Read in Catalan

The new suspension of the entry into prison of the extremists who assaulted the Blanquerna bookstore in Madrid during the celebration of Catalan National Day in 2013, who have been tried and convicted, is a mockery and one more demonstration that justice is not equal for everyone. The fact that at this point none of the convicts have spent a single night in prison is a permanent mockery of all those who have suffered strict action - also exaggerated - for the simple fact of being pro-independence. That there is a double standard is obvious. But when this is taken to the extremes of the far-rightists who led that assault, and the structures of the Spanish state and the media of its establishment accept it as something natural without giving it any importance, we enter another phase that it has little or nothing to do with justice.

The new and surprising paralysis of the sentence is connected with the fact that it has been final since last July. It has been in the hands of the Provincial Audience of Madrid, pending the resolution of the appeals to the Constitutional Court and the pardon requests being considered in the Supreme Court. I don't know how long all this will take - neither the Supreme Court nor the Constitutional Court are the fastest in the world when they are not interested - but I do know, on the other hand, the time that Catalan pro-independence leaders have spent in prison with an sentence that is exaggeratedly unjust and the suspension of their open prison regime which is made every time the regime is granted by the treatment boards of the prisons of Lledoners, Puig de les Basses and Wad-Ras, and all this with the most absurd explanations possible.

Of the fourteen convicts, one was already subject to a search and capture warrant and another has apparently also taken the opportunity to flee. For the court, these are not motives sufficient to order the immediate imprisonment of the rest of the group. And it is very easy to recall cases in which just the opposite was alleged to prevent the defendants from fleeing; perhaps some of them ring a bell. Another of those who should have been imprisoned this Thursday tops the candidature list for the Falange in the elections for the Community of Madrid and yet a fourth member of the group is accompanying him on the electoral list.
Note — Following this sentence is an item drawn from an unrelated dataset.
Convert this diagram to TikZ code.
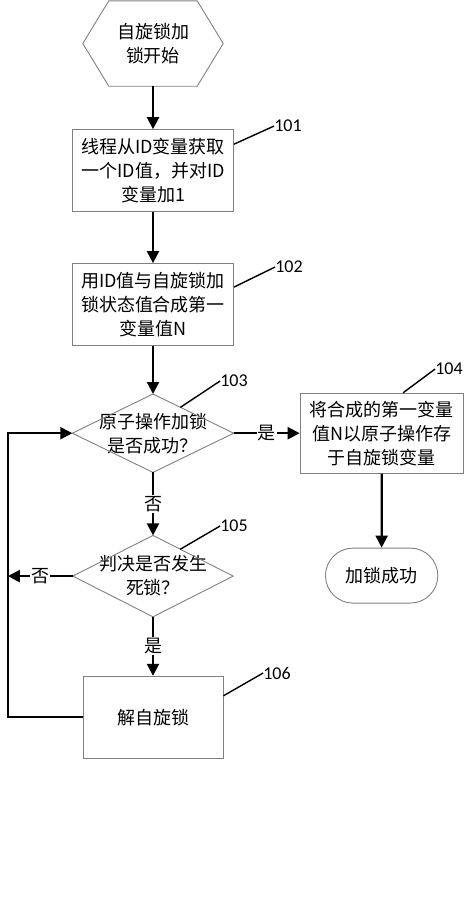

And in the face of all this, a deafening silence from the Spanish political class, intellectuals and the media.

It is not the only case of the drift that some matters are taking in Spain. Examples such as the riots in Vallecas due to the Vox party rally that resulted in almost forty people injured, or the far-right aggressions on October 9th in Valencia, are beginning to be less and less exceptional. Many times, in the face of police passivity or indifference and the surprising position of the justice system. It is not obligatory to wait for the problem to become insoluble before moving to redirect it. Nor is it good to permanently look the other way since, when all is said and done, what is deteriorating are the democratic parameters of a society that can do little or nothing if its political powers remain unresponsive.